The Ultra Season is upon us.
Training distances will subtly increase, the ritual of the ‘stash’ and its unspoken ceremonies will intensify again, and the brief love affair with speed will give way to an understanding that time on the trails is what really counts. Night runs will no longer be mythical adventures talked about over the goodies table, and newbies will find themselves totally disoriented running along dark muddy jungley trails on moonless rainy nights wondering if the graying older runners who have talked them into this insane adventure with promises of ‘great fun’, and who now coax them onward with assurances of ‘almost there’, are completely mad or actually intent on luring them to the Ultrarunner heiau of Kukukinimamaonui tucked in cold dark wet ravine along a forbidding ridge above Nu’uanu where they will be sacrificed to the always hungry god amid the droning chants of ‘’Aole makou e ho’ohikiwale kela!‘ ..’We don’t want it to be easy’ .. not that we need to request this of the god.
All who venture out from now on will quickly learn that trail running is not ultra running, as morning sojourns stretch toward the evening and become night campaigns. Loved ones insist on ‘talks’ while runners make fantastic bargains they can never hope to honor just so they can continue to be miserable through wet nights and blazing hot days. Fetid wet and smelly gear will become the uniform, Mud and dust will sift into the farthest corners of one’s ‘other’ life, as non running friends ask dumb questions about strange smells and odors that can never seem be washed away with any kind of soap and water.
This is also the season the injury. New and old runners will push too far too fast and pulled muscles, torn tendons, knee pain, foot injuries, and a host of other complaints will pass among us like the ancient plagues of Egypt. No one will be immune to ill chance, stupidity, or just plain over exuberance, and pain and soreness will become our constant companions. We will moan in the middle of the night, limp out of bed, groan getting out of a chair, wince as we bend to kiss loved ones good morning. We will either be running, or recovering, or suffering through stretching and preparation to run once again, always bargaining for more time, always plagued by pains that ‘will go away once I’m warmed up’.
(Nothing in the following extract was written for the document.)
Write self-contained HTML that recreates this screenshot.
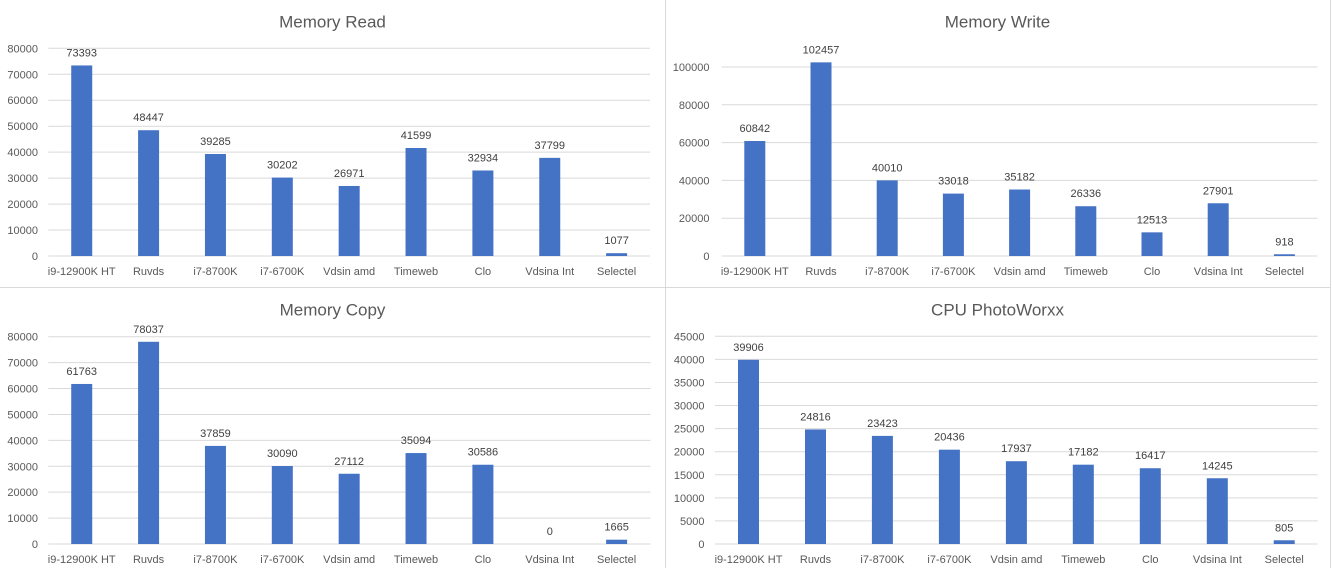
<!DOCTYPE html>
<html>
<head>
<meta charset="utf-8">
<style>
html,body{margin:0;padding:0;background:#fff;}
svg{display:block;}
text{font-family:"Liberation Sans",sans-serif;}
.t{font-size:17px;fill:#595959;text-anchor:middle;}
.y{font-size:11px;fill:#595959;text-anchor:end;}
.x{font-size:11px;fill:#595959;text-anchor:middle;}
.d{font-size:11px;fill:#404040;text-anchor:middle;}
.g{stroke:#d9d9d9;stroke-width:1;}
.b{fill:#4472c4;}
</style>
</head>
<body>
<svg width="1333" height="568" viewBox="0 0 1333 568" xmlns="http://www.w3.org/2000/svg">
<rect width="1333" height="568" fill="#fff"/>
<!-- dividers -->
<line x1="665.5" y1="0" x2="665.5" y2="568" stroke="#d9d9d9"/>
<line x1="0" y1="287.5" x2="1331" y2="287.5" stroke="#d9d9d9"/>
<line x1="1330.5" y1="0" x2="1330.5" y2="568" stroke="#d9d9d9"/>

<!-- ===== Chart 1: Memory Read ===== -->
<text class="t" x="332.5" y="27.5">Memory Read</text>
<g>
<line class="g" x1="48.3" x2="650" y1="48.3" y2="48.3"/>
<line class="g" x1="48.3" x2="650" y1="74.26" y2="74.26"/>
<line class="g" x1="48.3" x2="650" y1="100.23" y2="100.23"/>
<line class="g" x1="48.3" x2="650" y1="126.19" y2="126.19"/>
<line class="g" x1="48.3" x2="650" y1="152.15" y2="152.15"/>
<line class="g" x1="48.3" x2="650" y1="178.11" y2="178.11"/>
<line class="g" x1="48.3" x2="650" y1="204.08" y2="204.08"/>
<line class="g" x1="48.3" x2="650" y1="230.04" y2="230.04"/>
<line class="g" x1="48.3" x2="650" y1="256" y2="256"/>
<text class="y" x="38" y="52.3">80000</text>
<text class="y" x="38" y="78.3">70000</text>
<text class="y" x="38" y="104.2">60000</text>
<text class="y" x="38" y="130.2">50000</text>
<text class="y" x="38" y="156.2">40000</text>
<text class="y" x="38" y="182.1">30000</text>
<text class="y" x="38" y="208.1">20000</text>
<text class="y" x="38" y="234">10000</text>
<text class="y" x="38" y="260">0</text>
<rect class="b" x="71.23" y="65.45" width="21" height="190.55"/>
<rect class="b" x="138.09" y="130.22" width="21" height="125.78"/>
<rect class="b" x="204.95" y="154" width="21" height="102"/>
<rect class="b" x="271.81" y="177.59" width="21" height="78.41"/>
<rect class="b" x="338.67" y="185.97" width="21" height="70.03"/>
<rect class="b" x="405.53" y="148" width="21" height="108"/>
<rect class="b" x="472.39" y="170.49" width="21" height="85.51"/>
<rect class="b" x="539.25" y="157.86" width="21" height="98.14"/>
<rect class="b" x="606.11" y="253.2" width="21" height="2.8"/>
<text class="d" x="81.73" y="56.45">73393</text>
<text class="d" x="148.59" y="121.22">48447</text>
<text class="d" x="215.45" y="145">39285</text>
<text class="d" x="282.31" y="168.59">30202</text>
<text class="d" x="349.17" y="176.97">26971</text>
<text class="d" x="416.03" y="139">41599</text>
<text class="d" x="482.89" y="161.49">32934</text>
<text class="d" x="549.75" y="148.86">37799</text>
<text class="d" x="616.61" y="244.2">1077</text>
<text class="x" x="81.73" y="275">i9-12900K HT</text>
<text class="x" x="148.59" y="275">Ruvds</text>
<text class="x" x="215.45" y="275">i7-8700K</text>
<text class="x" x="282.31" y="275">i7-6700K</text>
<text class="x" x="349.17" y="275">Vdsin amd</text>
<text class="x" x="416.03" y="275">Timeweb</text>
<text class="x" x="482.89" y="275">Clo</text>
<text class="x" x="549.75" y="275">Vdsina Int</text>
<text class="x" x="616.61" y="275">Selectel</text>
</g>

<!-- ===== Chart 2: Memory Write ===== -->
<text class="t" x="997.5" y="27.5">Memory Write</text>
<g>
<line class="g" x1="721.7" x2="1317.5" y1="67" y2="67"/>
<line class="g" x1="721.7" x2="1317.5" y1="104.8" y2="104.8"/>
<line class="g" x1="721.7" x2="1317.5" y1="142.6" y2="142.6"/>
<line class="g" x1="721.7" x2="1317.5" y1="180.4" y2="180.4"/>
<line class="g" x1="721.7" x2="1317.5" y1="218.2" y2="218.2"/>
<line class="g" x1="721.7" x2="1317.5" y1="256" y2="256"/>
<text class="y" x="709.5" y="71">100000</text>
<text class="y" x="709.5" y="108.8">80000</text>
<text class="y" x="709.5" y="146.6">60000</text>
<text class="y" x="709.5" y="184.4">40000</text>
<text class="y" x="709.5" y="222.2">20000</text>
<text class="y" x="709.5" y="260">0</text>
<rect class="b" x="744.3" y="141" width="21" height="115"/>
<rect class="b" x="810.5" y="62.36" width="21" height="193.64"/>
<rect class="b" x="876.7" y="180.38" width="21" height="75.62"/>
<rect class="b" x="942.9" y="193.6" width="21" height="62.4"/>
<rect class="b" x="1009.1" y="189.51" width="21" height="66.49"/>
<rect class="b" x="1075.3" y="206.22" width="21" height="49.78"/>
<rect class="b" x="1141.5" y="232.35" width="21" height="23.65"/>
<rect class="b" x="1207.7" y="203.27" width="21" height="52.73"/>
<rect class="b" x="1273.9" y="254.26" width="21" height="1.74"/>
<text class="d" x="754.8" y="132">60842</text>
<text class="d" x="821" y="53.36">102457</text>
<text class="d" x="887.2" y="171.38">40010</text>
<text class="d" x="953.4" y="184.6">33018</text>
<text class="d" x="1019.6" y="180.51">35182</text>
<text class="d" x="1085.8" y="197.22">26336</text>
<text class="d" x="1152" y="223.35">12513</text>
<text class="d" x="1218.2" y="194.27">27901</text>
<text class="d" x="1284.4" y="245.26">918</text>
<text class="x" x="754.8" y="275">i9-12900K HT</text>
<text class="x" x="821" y="275">Ruvds</text>
<text class="x" x="887.2" y="275">i7-8700K</text>
<text class="x" x="953.4" y="275">i7-6700K</text>
<text class="x" x="1019.6" y="275">Vdsin amd</text>
<text class="x" x="1085.8" y="275">Timeweb</text>
<text class="x" x="1152" y="275">Clo</text>
<text class="x" x="1218.2" y="275">Vdsina Int</text>
<text class="x" x="1284.4" y="275">Selectel</text>
</g>

<!-- ===== Chart 3: Memory Copy ===== -->
<text class="t" x="332.5" y="315.7">Memory Copy</text>
<g>
<line class="g" x1="48.3" x2="650.5" y1="336.7" y2="336.7"/>
<line class="g" x1="48.3" x2="650.5" y1="362.61" y2="362.61"/>
<line class="g" x1="48.3" x2="650.5" y1="388.53" y2="388.53"/>
<line class="g" x1="48.3" x2="650.5" y1="414.44" y2="414.44"/>
<line class="g" x1="48.3" x2="650.5" y1="440.35" y2="440.35"/>
<line class="g" x1="48.3" x2="650.5" y1="466.26" y2="466.26"/>
<line class="g" x1="48.3" x2="650.5" y1="492.18" y2="492.18"/>
<line class="g" x1="48.3" x2="650.5" y1="518.09" y2="518.09"/>
<line class="g" x1="48.3" x2="650.5" y1="544" y2="544"/>
<text class="y" x="38" y="340.7">80000</text>
<text class="y" x="38" y="366.6">70000</text>
<text class="y" x="38" y="392.5">60000</text>
<text class="y" x="38" y="418.4">50000</text>
<text class="y" x="38" y="444.4">40000</text>
<text class="y" x="38" y="470.3">30000</text>
<text class="y" x="38" y="496.2">20000</text>
<text class="y" x="38" y="522.1">10000</text>
<text class="y" x="38" y="548">0</text>
<rect class="b" x="71.23" y="383.96" width="21" height="160.04"/>
<rect class="b" x="138.09" y="341.79" width="21" height="202.21"/>
<rect class="b" x="204.95" y="445.9" width="21" height="98.1"/>
<rect class="b" x="271.81" y="466.03" width="21" height="77.97"/>
<rect class="b" x="338.67" y="473.75" width="21" height="70.25"/>
<rect class="b" x="405.53" y="453.06" width="21" height="90.94"/>
<rect class="b" x="472.39" y="464.74" width="21" height="79.26"/>
<rect class="b" x="606.11" y="539.69" width="21" height="4.31"/>
<text class="d" x="81.73" y="374.96">61763</text>
<text class="d" x="148.59" y="332.79">78037</text>
<text class="d" x="215.45" y="436.9">37859</text>
<text class="d" x="282.31" y="457.03">30090</text>
<text class="d" x="349.17" y="464.75">27112</text>
<text class="d" x="416.03" y="444.06">35094</text>
<text class="d" x="482.89" y="455.74">30586</text>
<text class="d" x="549.75" y="535">0</text>
<text class="d" x="616.61" y="530.69">1665</text>
<text class="x" x="81.73" y="563">i9-12900K HT</text>
<text class="x" x="148.59" y="563">Ruvds</text>
<text class="x" x="215.45" y="563">i7-8700K</text>
<text class="x" x="282.31" y="563">i7-6700K</text>
<text class="x" x="349.17" y="563">Vdsin amd</text>
<text class="x" x="416.03" y="563">Timeweb</text>
<text class="x" x="482.89" y="563">Clo</text>
<text class="x" x="549.75" y="563">Vdsina Int</text>
<text class="x" x="616.61" y="563">Selectel</text>
</g>

<!-- ===== Chart 4: CPU PhotoWorxx ===== -->
<text class="t" x="997.5" y="315.7">CPU PhotoWorxx</text>
<g>
<line class="g" x1="715" x2="1317.7" y1="336.3" y2="336.3"/>
<line class="g" x1="715" x2="1317.7" y1="359.38" y2="359.38"/>
<line class="g" x1="715" x2="1317.7" y1="382.45" y2="382.45"/>
<line class="g" x1="715" x2="1317.7" y1="405.53" y2="405.53"/>
<line class="g" x1="715" x2="1317.7" y1="428.61" y2="428.61"/>
<line class="g" x1="715" x2="1317.7" y1="451.69" y2="451.69"/>
<line class="g" x1="715" x2="1317.7" y1="474.77" y2="474.77"/>
<line class="g" x1="715" x2="1317.7" y1="497.84" y2="497.84"/>
<line class="g" x1="715" x2="1317.7" y1="520.92" y2="520.92"/>
<line class="g" x1="715" x2="1317.7" y1="544" y2="544"/>
<text class="y" x="704.5" y="340.3">45000</text>
<text class="y" x="704.5" y="363.4">40000</text>
<text class="y" x="704.5" y="386.5">35000</text>
<text class="y" x="704.5" y="409.5">30000</text>
<text class="y" x="704.5" y="432.6">25000</text>
<text class="y" x="704.5" y="455.7">20000</text>
<text class="y" x="704.5" y="478.8">15000</text>
<text class="y" x="704.5" y="501.8">10000</text>
<text class="y" x="704.5" y="524.9">5000</text>
<text class="y" x="704.5" y="548">0</text>
<rect class="b" x="738" y="359.81" width="21" height="184.19"/>
<rect class="b" x="805" y="429.46" width="21" height="114.54"/>
<rect class="b" x="871.9" y="435.89" width="21" height="108.11"/>
<rect class="b" x="938.9" y="449.68" width="21" height="94.32"/>
<rect class="b" x="1005.9" y="461.21" width="21" height="82.79"/>
<rect class="b" x="1072.8" y="464.69" width="21" height="79.31"/>
<rect class="b" x="1139.8" y="468.23" width="21" height="75.77"/>
<rect class="b" x="1206.8" y="478.25" width="21" height="65.75"/>
<rect class="b" x="1273.7" y="540.28" width="21" height="3.72"/>
<text class="d" x="748.5" y="350.81">39906</text>
<text class="d" x="815.5" y="420.46">24816</text>
<text class="d" x="882.4" y="426.89">23423</text>
<text class="d" x="949.4" y="440.68">20436</text>
<text class="d" x="1016.4" y="452.21">17937</text>
<text class="d" x="1083.3" y="455.69">17182</text>
<text class="d" x="1150.3" y="459.23">16417</text>
<text class="d" x="1217.3" y="469.25">14245</text>
<text class="d" x="1284.2" y="531.28">805</text>
<text class="x" x="748.5" y="563">i9-12900K HT</text>
<text class="x" x="815.5" y="563">Ruvds</text>
<text class="x" x="882.4" y="563">i7-8700K</text>
<text class="x" x="949.4" y="563">i7-6700K</text>
<text class="x" x="1016.4" y="563">Vdsin amd</text>
<text class="x" x="1083.3" y="563">Timeweb</text>
<text class="x" x="1150.3" y="563">Clo</text>
<text class="x" x="1217.3" y="563">Vdsina Int</text>
<text class="x" x="1284.2" y="563">Selectel</text>
</g>
</svg>
</body>
</html>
We will be told it is insane, we are sick, we are selfish, we stink. We will just stare blankly or shake our heads sadly and say ‘You don’t understand.’ It will become a burden, on ourselves and all those around us. But many of us will persevere and distances will become longer and time on trails will stretch into the next day, and we will suddenly find ourselves talking matter of factly about a sixty miler being an ‘easy’ 24 hours, just 3 slow loops. We will have become the trail, dream the lines in our sleep, metabolized the suffering, the odors, and the disenfranchisement from society to finally become worthy of making an attempt at the HURT.